Planting and Care for Maximum Winter Survival
Choosing a hardy, own-root variety is 90% of the battle, but a few smart planting and care techniques will guarantee success. The single most important step is planting depth. In cold climates, you want to dig a hole deep enough to bury the crown—the point where the canes emerge from the root system—about 2 to 3 inches below the soil level. This provides critical insulation for the base of the plant, protecting it from the worst of the winter cold.
Winter protection is about consistency, not warmth. The goal is to keep the ground frozen to prevent damaging freeze-thaw cycles that can heave plants from the soil. After the ground has frozen solid, apply a generous 10- to 12-inch mound of insulating material like shredded leaves, straw, or compost over the base of the rose. Piling it on too early, when the ground is warm, can trap moisture and encourage rot.

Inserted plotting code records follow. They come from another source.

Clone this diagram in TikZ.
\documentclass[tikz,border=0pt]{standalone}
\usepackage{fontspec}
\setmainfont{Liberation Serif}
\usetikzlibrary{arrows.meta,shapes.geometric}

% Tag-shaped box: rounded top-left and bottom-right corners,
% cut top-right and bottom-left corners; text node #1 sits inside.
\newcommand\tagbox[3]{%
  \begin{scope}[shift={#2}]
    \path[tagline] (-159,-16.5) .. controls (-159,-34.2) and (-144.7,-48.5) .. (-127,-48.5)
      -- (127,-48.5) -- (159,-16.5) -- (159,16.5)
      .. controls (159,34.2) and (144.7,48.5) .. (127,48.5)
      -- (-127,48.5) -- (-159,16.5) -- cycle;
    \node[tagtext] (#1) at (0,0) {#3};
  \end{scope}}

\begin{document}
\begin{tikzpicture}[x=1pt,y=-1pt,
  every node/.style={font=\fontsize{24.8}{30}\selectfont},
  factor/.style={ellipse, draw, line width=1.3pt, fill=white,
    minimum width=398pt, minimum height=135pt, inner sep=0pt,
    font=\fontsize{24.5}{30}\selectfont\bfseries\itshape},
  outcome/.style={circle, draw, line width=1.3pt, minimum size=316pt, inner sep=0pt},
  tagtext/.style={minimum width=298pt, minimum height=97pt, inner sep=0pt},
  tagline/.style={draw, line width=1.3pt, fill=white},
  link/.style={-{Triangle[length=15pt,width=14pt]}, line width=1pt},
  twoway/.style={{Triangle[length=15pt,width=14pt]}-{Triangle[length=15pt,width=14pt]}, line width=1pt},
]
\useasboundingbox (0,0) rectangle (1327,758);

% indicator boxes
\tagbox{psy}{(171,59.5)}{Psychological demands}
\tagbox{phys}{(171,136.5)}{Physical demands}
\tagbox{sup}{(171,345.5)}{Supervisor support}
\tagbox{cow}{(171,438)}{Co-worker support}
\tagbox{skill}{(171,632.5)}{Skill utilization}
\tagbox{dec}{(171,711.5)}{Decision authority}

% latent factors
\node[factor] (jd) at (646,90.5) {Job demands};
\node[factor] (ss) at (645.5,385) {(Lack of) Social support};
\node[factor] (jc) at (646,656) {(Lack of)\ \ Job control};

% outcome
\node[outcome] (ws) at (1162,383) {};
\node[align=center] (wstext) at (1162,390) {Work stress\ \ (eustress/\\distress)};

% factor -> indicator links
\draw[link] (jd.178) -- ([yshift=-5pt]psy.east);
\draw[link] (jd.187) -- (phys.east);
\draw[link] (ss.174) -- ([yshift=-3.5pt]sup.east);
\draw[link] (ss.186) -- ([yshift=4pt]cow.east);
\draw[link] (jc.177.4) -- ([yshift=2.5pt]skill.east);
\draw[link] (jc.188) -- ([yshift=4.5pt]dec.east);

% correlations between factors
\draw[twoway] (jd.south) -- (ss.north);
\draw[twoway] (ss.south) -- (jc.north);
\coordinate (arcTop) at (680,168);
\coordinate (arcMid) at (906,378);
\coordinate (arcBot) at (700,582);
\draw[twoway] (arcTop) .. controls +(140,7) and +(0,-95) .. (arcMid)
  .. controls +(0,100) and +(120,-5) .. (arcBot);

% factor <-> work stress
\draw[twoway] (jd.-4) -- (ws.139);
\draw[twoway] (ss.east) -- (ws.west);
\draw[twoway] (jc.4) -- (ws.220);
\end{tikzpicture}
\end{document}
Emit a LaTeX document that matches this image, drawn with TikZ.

Finally, resist the urge to prune in the fall. Leaving the canes intact helps trap snow for extra insulation. Wait until early spring, just as the new leaf buds begin to swell. This allows you to clearly see what wood is green and alive and what is brown and dead, so you can prune away only the winter-damaged parts without sacrificing healthy growth.
Success with roses in a harsh climate isn’t about luck; it’s about making a strategic choice from the very beginning. By starting with a tough, resilient own-root variety, you’re not just planting a flower—you’re planting a survivor. You can finally stop worrying about winter losses and start enjoying the reliable, year-after-year beauty that these incredible roses provide.